Despite the lack of witnesses or evidence, rancher Ross Logan was convicted of killing his wife Ruth. Logan was sentenced to 15 hard years in prison. In Patten's opening pages, Logan is released from confinement after serving his full sentence. From high atop Cheyenne Ridge, Logan looks down at his condemner, the small town of Vail and what was originally his sprawling Horseshoe Ranch. He is determined to locate Ruth's killer and seek redemption from his former friends and peers. But as we quickly learn, the town has no interest in Logan's proclamation of innocence. They have simply moved on.
Out of money, food and supplies, Logan goes to work for the new operator of Horseshoe Ranch, a brutal man named Caine. Smitten with Caine's much younger wife, Lily, Logan begins earning just enough money and food to bide some free time to investigate Ruth's murder. Patten's panel of suspects seems promising: town founder Tobias Vail, judge Millburn and Logan's longtime friend Phil – all who have vested interests in Horseshoe Ranch.
The most likely suspect is Millburn, who was Logan's attorney 15-years ago. After Logan's conviction, Millburn sold the neglected Horseshoe Ranch cheaply to Caine to raise enough money for Logan's legal fees. But, after investigating the books, Logan learns that Millburn had Caine quickly sell the ranch back to him.

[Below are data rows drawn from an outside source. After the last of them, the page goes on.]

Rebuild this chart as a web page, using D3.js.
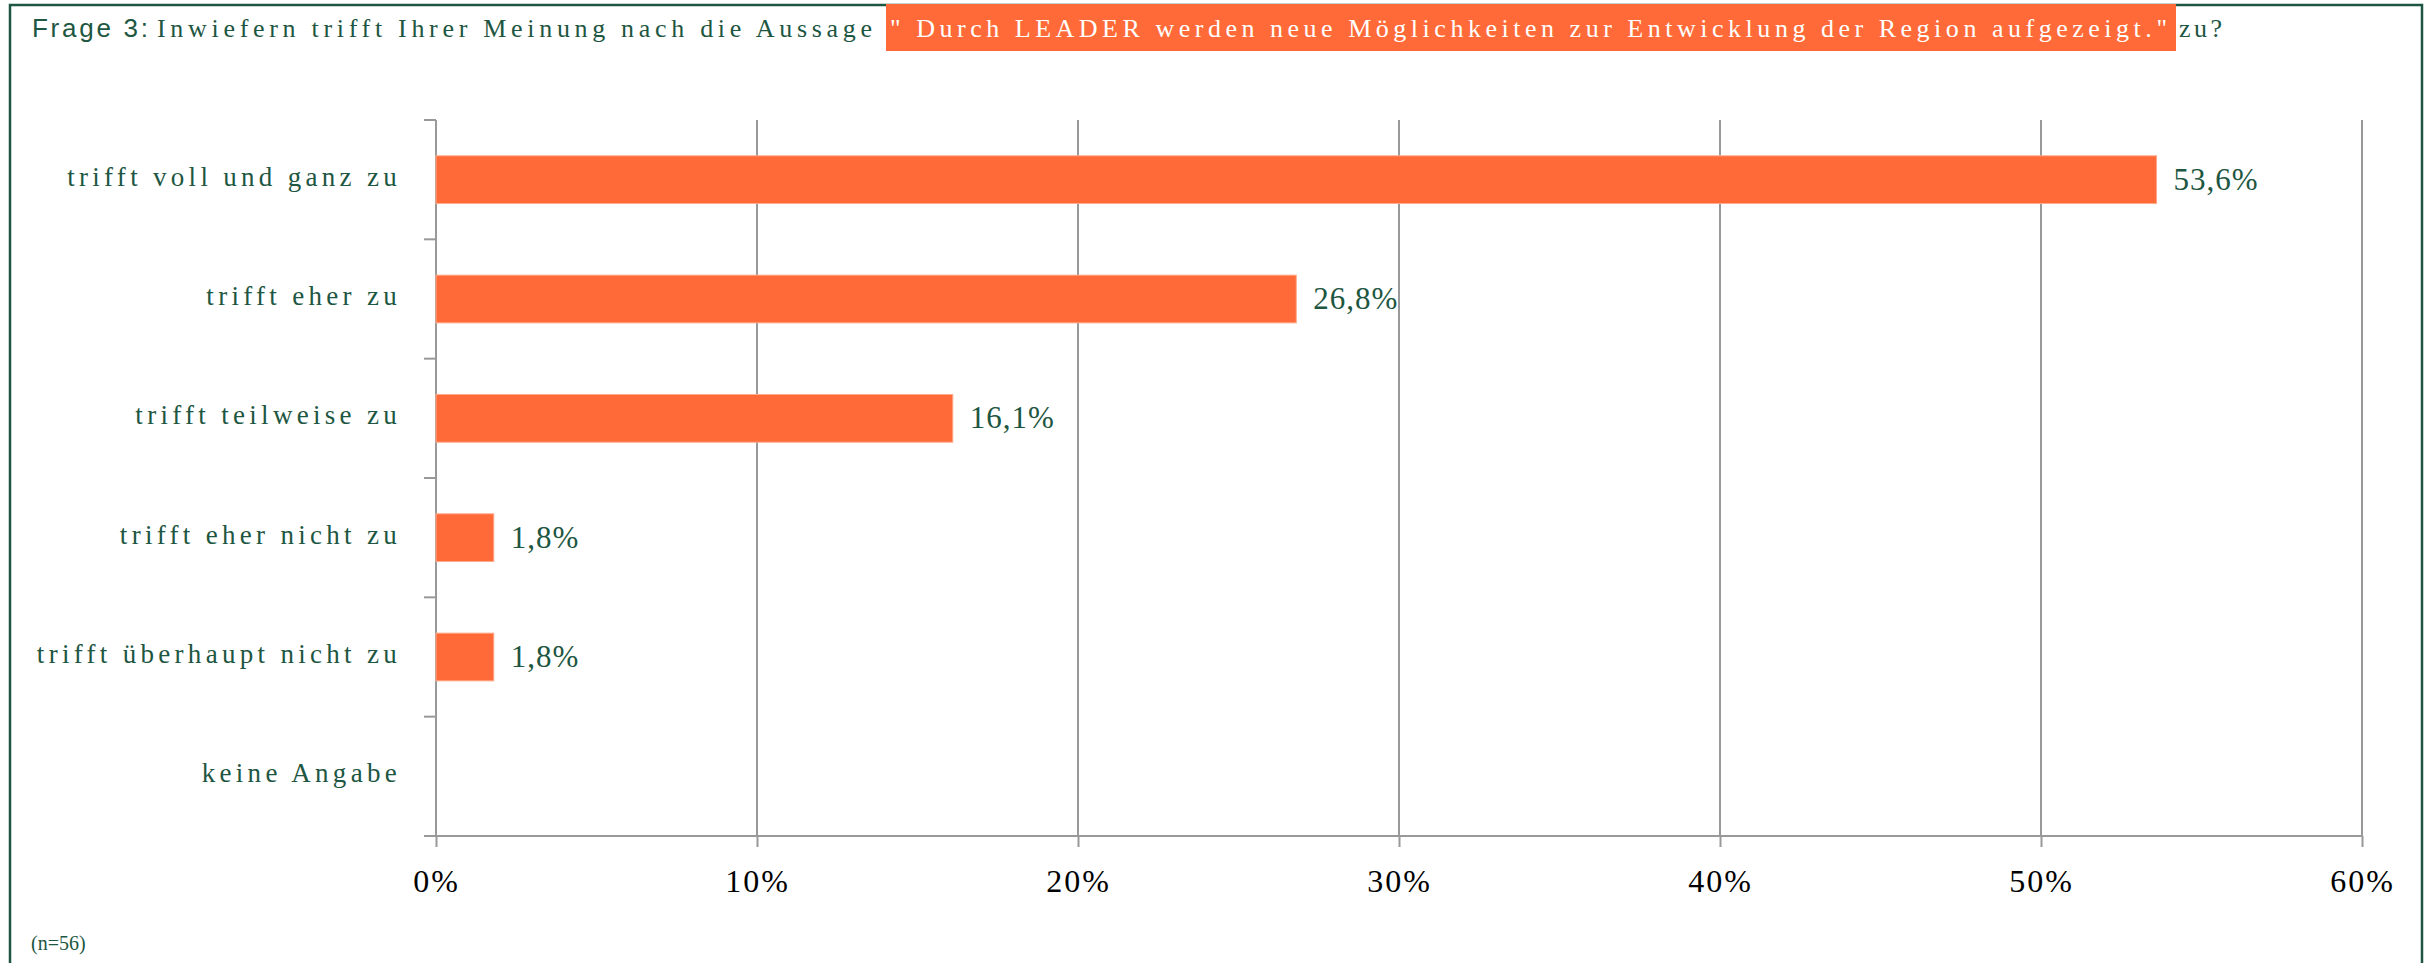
<!DOCTYPE html>
<html>
<head>
<meta charset="utf-8">
<script src="https://cdn.jsdelivr.net/npm/d3@7"></script>
<style>
  body { margin: 0; background: #fff; }
  svg { display: block; }
</style>
</head>
<body>
<svg id="chart" width="2433" height="963"></svg>
<script>
// data
var categories = [
    "trifft voll und ganz zu",
    "trifft eher zu",
    "trifft teilweise zu",
    "trifft eher nicht zu",
    "trifft überhaupt nicht zu",
    "keine Angabe"
];
var values = [53.6, 26.8, 16.1, 1.8, 1.8, null];
var xTicks = [0, 10, 20, 30, 40, 50, 60];
var titleParts = [
    "Frage 3:",
    "Inwiefern trifft Ihrer Meinung nach die Aussage",
    "\" Durch LEADER werden neue Möglichkeiten zur Entwicklung der Region aufgezeigt.\"",
    "zu?"
];
var footnote = "(n=56)";

var green = "#1d5641",
    orange = "#ff6a38",
    grid = "#999999";

var svg = d3.select("#chart");

// frame
svg.append("rect")
    .attr("x", 10).attr("y", 5)
    .attr("width", 2412).attr("height", 975)
    .attr("fill", "none")
    .attr("stroke", green)
    .attr("stroke-width", 2.5);

// title
var title = svg.append("g").attr("class", "title");
title.append("rect")
    .attr("x", 886).attr("y", 4)
    .attr("width", 1290).attr("height", 47)
    .attr("fill", orange);

var segs = [
    { text: titleParts[0], x: 32, len: 116, font: "'Liberation Sans', Arial, sans-serif", size: 26, color: green },
    { text: titleParts[1], x: 157, len: 715, font: "'Liberation Serif', 'Times New Roman', serif", size: 26, color: green },
    { text: titleParts[2], x: 890, len: 1277, font: "'Liberation Serif', 'Times New Roman', serif", size: 26, color: "#fff" },
    { text: titleParts[3], x: 2179, len: 43, font: "'Liberation Serif', 'Times New Roman', serif", size: 26, color: green }
];
title.selectAll("text.seg")
    .data(segs)
    .enter().append("text")
    .attr("class", "seg")
    .attr("x", function(d) { return d.x; })
    .attr("y", 37)
    .attr("textLength", function(d) { return d.len; })
    .attr("lengthAdjust", "spacing")
    .style("font-family", function(d) { return d.font; })
    .style("font-size", function(d) { return d.size + "px"; })
    .attr("fill", function(d) { return d.color; })
    .text(function(d) { return d.text; });

// scales
var x0 = 436, x1 = 2362, yTop = 120, yBot = 836;

var x = d3.scaleLinear().domain([0, 60]).range([x0, x1]);
var y = d3.scaleBand().domain(categories).range([yTop, yBot])
    .paddingInner(0.6).paddingOuter(0.3);

// vertical grid lines
svg.append("g")
    .selectAll("line")
    .data(xTicks)
    .enter().append("line")
    .attr("x1", function(d) { return x(d); })
    .attr("x2", function(d) { return x(d); })
    .attr("y1", yTop)
    .attr("y2", yBot)
    .attr("stroke", grid)
    .attr("stroke-width", 2);

// x axis
var xAxis = svg.append("g")
    .attr("transform", "translate(0," + yBot + ")")
    .attr("font-family", "'Liberation Serif', 'Times New Roman', serif")
    .call(d3.axisBottom(x).tickValues(xTicks).tickSize(11).tickPadding(22)
        .tickFormat(function(d) { return d + "%"; }));
xAxis.select(".domain").remove();
xAxis.selectAll(".tick line").attr("stroke", grid).attr("stroke-width", 2);
xAxis.selectAll(".tick text")
    .attr("fill", "#000")
    .style("font-family", "'Liberation Serif', 'Times New Roman', serif")
    .style("font-size", "32px")
    .style("letter-spacing", "2px");
svg.append("line")
    .attr("x1", x0 - 12).attr("x2", x1)
    .attr("y1", yBot).attr("y2", yBot)
    .attr("stroke", grid).attr("stroke-width", 2);

// y axis ticks at band boundaries
var step = y.step();
var bounds = d3.range(categories.length + 1).map(function(i) { return yTop + i * step; });
svg.append("g")
    .selectAll("line")
    .data(bounds)
    .enter().append("line")
    .attr("x1", x0 - 12).attr("x2", x0)
    .attr("y1", function(d) { return d; })
    .attr("y2", function(d) { return d; })
    .attr("stroke", grid).attr("stroke-width", 2);

// category labels
svg.append("g")
    .selectAll("text")
    .data(categories)
    .enter().append("text")
    .attr("x", 401)
    .attr("y", function(d) { return y(d) + y.bandwidth() / 2 + 6; })
    .attr("text-anchor", "end")
    .attr("fill", green)
    .style("font-family", "'Liberation Serif', 'Times New Roman', serif")
    .style("font-size", "27px")
    .style("letter-spacing", "4.3px")
    .text(function(d) { return d; });

// bars
var barData = categories.map(function(c, i) { return { cat: c, val: values[i] }; })
    .filter(function(d) { return d.val != null; });

svg.append("g")
    .selectAll("rect")
    .data(barData)
    .enter().append("rect")
    .attr("x", x(0))
    .attr("y", function(d) { return y(d.cat); })
    .attr("width", function(d) { return x(d.val) - x(0); })
    .attr("height", y.bandwidth())
    .attr("fill", orange)
    .attr("stroke", "#ffab8c")
    .attr("stroke-width", 1);

// value labels
svg.append("g")
    .selectAll("text")
    .data(barData)
    .enter().append("text")
    .attr("x", function(d) { return x(d.val) + 17; })
    .attr("y", function(d) { return y(d.cat) + y.bandwidth() / 2 + 10; })
    .attr("fill", green)
    .style("font-family", "'Liberation Serif', 'Times New Roman', serif")
    .style("font-size", "31px")
    .style("letter-spacing", "1px")
    .text(function(d) { return d3.format(".1f")(d.val).replace(".", ",") + "%"; });

// footnote
svg.append("text")
    .attr("x", 31).attr("y", 950)
    .attr("fill", green)
    .style("font-family", "'Liberation Serif', 'Times New Roman', serif")
    .style("font-size", "20px")
    .text(footnote);
</script>
</body>
</html>
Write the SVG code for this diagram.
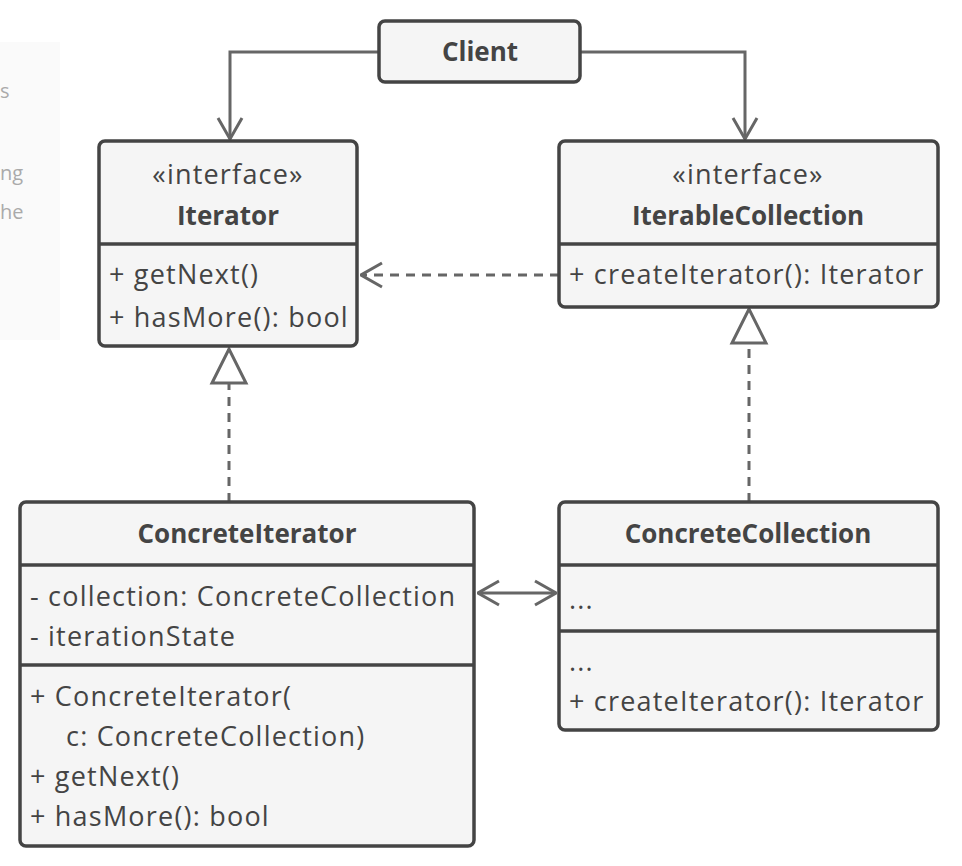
<svg xmlns="http://www.w3.org/2000/svg" width="962" height="866" viewBox="0 0 962 866">
<style>
.box{fill:#f5f5f5;stroke:#444;stroke-width:3.5}
.div{stroke:#444;stroke-width:3.5}
.t{font-family:"Open Sans","DejaVu Sans",sans-serif;font-size:27px;fill:#444;letter-spacing:1.2px}
.b{font-size:26px;font-weight:bold;text-anchor:middle;letter-spacing:0}
.c{text-anchor:middle}
.ln{fill:none;stroke:#666;stroke-width:3}
.d{stroke-dasharray:9 7}
.f{font-family:"Open Sans",sans-serif;font-size:20px;fill:#aaa}
</style>
<defs>
<marker id="open" viewBox="0 0 24 30" refX="23" refY="15" markerWidth="24" markerHeight="30" markerUnits="userSpaceOnUse" orient="auto-start-reverse">
<path d="M2 3 L23 15 L2 27" fill="none" stroke="#666" stroke-width="3"/>
</marker>
<marker id="tri" viewBox="0 0 40 40" refX="38" refY="20" markerWidth="40" markerHeight="40" markerUnits="userSpaceOnUse" orient="auto">
<path d="M4 3 L38 20 L4 37 Z" fill="#fff" stroke="#666" stroke-width="3"/>
</marker>
</defs>
<rect x="0" y="42" width="60" height="298" fill="#fafafa"/>
<text class="f" x="0" y="98">s</text>
<text class="f" x="0" y="180">ng</text>
<text class="f" x="0" y="219">he</text>
<g id="connectors">
<path class="ln" d="M379 52 H230 V139" marker-end="url(#open)"/>
<path class="ln" d="M580 52 H745 V139" marker-end="url(#open)"/>
<path class="ln d" d="M559 275 H361" marker-end="url(#open)"/>
<path class="ln d" d="M229 502 V349" marker-end="url(#tri)"/>
<path class="ln d" d="M749 502 V309" marker-end="url(#tri)"/>
<path class="ln" d="M478 593 H556" marker-start="url(#open)" marker-end="url(#open)"/>
</g>
<g id="client">
<rect class="box" x="379" y="21" width="201" height="61" rx="6"/>
<text class="t b" x="480" y="61">Client</text>
</g>
<g id="iterator">
<rect class="box" x="99" y="141" width="258" height="205" rx="6"/>
<line class="div" x1="99" y1="244" x2="357" y2="244"/>
<text class="t c" x="228" y="184">«interface»</text>
<text class="t b" x="228" y="225">Iterator</text>
<text class="t" x="109" y="284">+ getNext()</text>
<text class="t" x="109" y="327">+ hasMore(): bool</text>
</g>
<g id="iterableCollection">
<rect class="box" x="559" y="141" width="379" height="166" rx="6"/>
<line class="div" x1="559" y1="244" x2="938" y2="244"/>
<text class="t c" x="748" y="184">«interface»</text>
<text class="t b" x="748" y="225">IterableCollection</text>
<text class="t" x="569" y="284">+ createIterator(): Iterator</text>
</g>
<g id="concreteIterator">
<rect class="box" x="20" y="502" width="454" height="344" rx="6"/>
<line class="div" x1="20" y1="565" x2="474" y2="565"/>
<line class="div" x1="20" y1="665" x2="474" y2="665"/>
<text class="t b" x="247" y="543">ConcreteIterator</text>
<text class="t" x="30" y="606">- collection: ConcreteCollection</text>
<text class="t" x="30" y="646">- iterationState</text>
<text class="t" x="30" y="706">+ ConcreteIterator(</text>
<text class="t" x="66" y="746">c: ConcreteCollection)</text>
<text class="t" x="30" y="786">+ getNext()</text>
<text class="t" x="30" y="826">+ hasMore(): bool</text>
</g>
<g id="concreteCollection">
<rect class="box" x="559" y="502" width="379" height="228" rx="6"/>
<line class="div" x1="559" y1="565" x2="938" y2="565"/>
<line class="div" x1="559" y1="631" x2="938" y2="631"/>
<text class="t b" x="748" y="543">ConcreteCollection</text>
<text class="t" x="569" y="609">...</text>
<text class="t" x="569" y="671">...</text>
<text class="t" x="569" y="711">+ createIterator(): Iterator</text>
</g>
</svg>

Could Millburn have set the whole thing up to acquire the ranch for pennies on the dollar?
Determined to prove Millburn is the culprit, Logan begins to connect the dots while secretly meeting with Lily. Soon, Logan finds that's he's under arrest for yet another murder – Caine's! On the run from a posse and the law, Logan now must find who has killed Ruth and Caine or face the gallows.
I can never provide enough praise for Lewis B. Patten. I've now read a handful of his western novels and all of them have been top notch. While never overly violent, Patten is a bit more subdued with “Vengeance Rider”. Here, the author uses a popular crime fiction element – the convicted defending their innocence – and places it in the harsh American West. Brimming with fights, romance and the thrill of the chase, Patten's “Vengeance Rider” works exceptionally well as both a western and a crime novel. Read it, you'll love it!